Key Decisions for Investors

  • Long RAMP (LiveRamp) equity or 9–12 month call spreads: thesis is accelerating demand for deterministic identity and onboarding services. Target 30–50% upside if incremental ARR beats consensus; risk: adoption cadence slows or pricing pressure from competitors. Position size: 2–4% notional, skew toward limited-loss call spreads.
  • Long TTD (The Trade Desk) 6–12 month calls (or buy-and-hold equity): benefits from contextual+identity-enabled programmatic premium. Reward: 25–40% upside if win rates and CPMs increase; risk: ad spend cyclicality and competition from walled gardens. Use staggered entries across 3 months to capture tech adoption inflection.
  • Pair trade — Long SNOW (Snowflake) / Short PUBM (PubMatic) over 6–12 months: Snowflake captures incremental storage/compute from publishers and advertisers building first-party stacks, while PubMatic is exposed to open-web CPM compression. Expect asymmetric payoff if publishers centralize data clouds; cap losses with 10–12% stop on either leg.
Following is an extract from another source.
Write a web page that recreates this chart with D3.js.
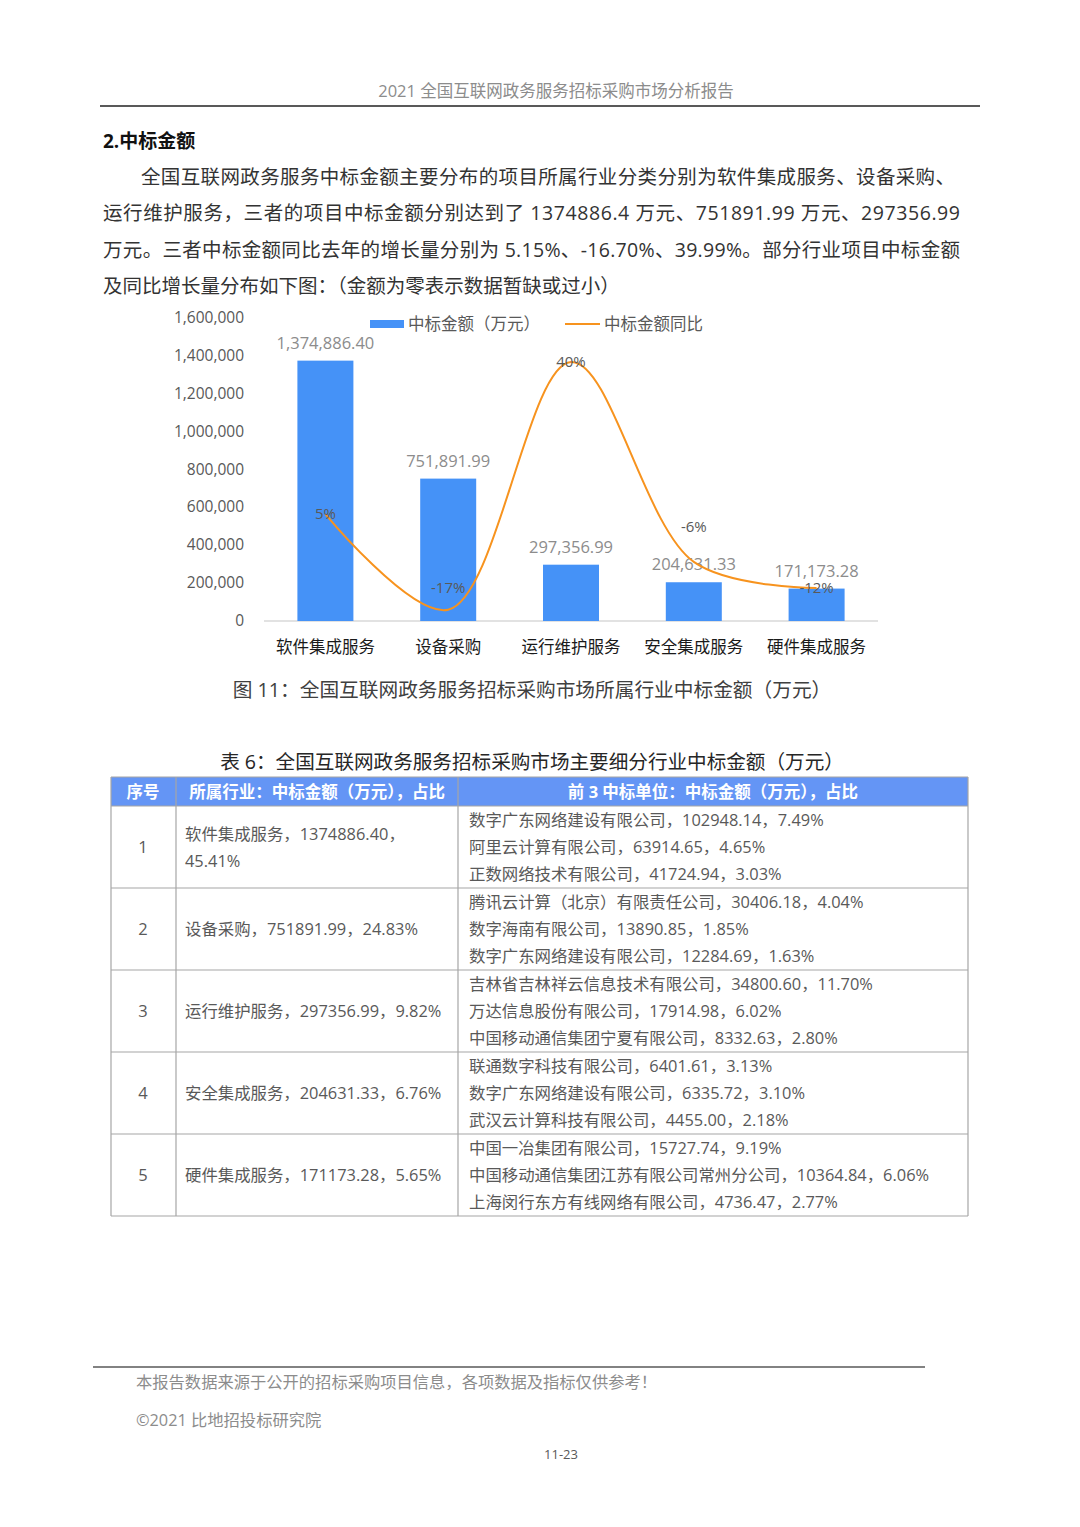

  • Event hedge — Buy protective 3–6 month put spread on META or GOOGL (walled gardens) sized 25–40% of ad-tech longs: if regulatory action or a technical fix (restoring cross-site parity) reduces the value of independent identity vendors, these puts limit portfolio drawdown. Cost should be financed by selling small-call premium against the strongest long position.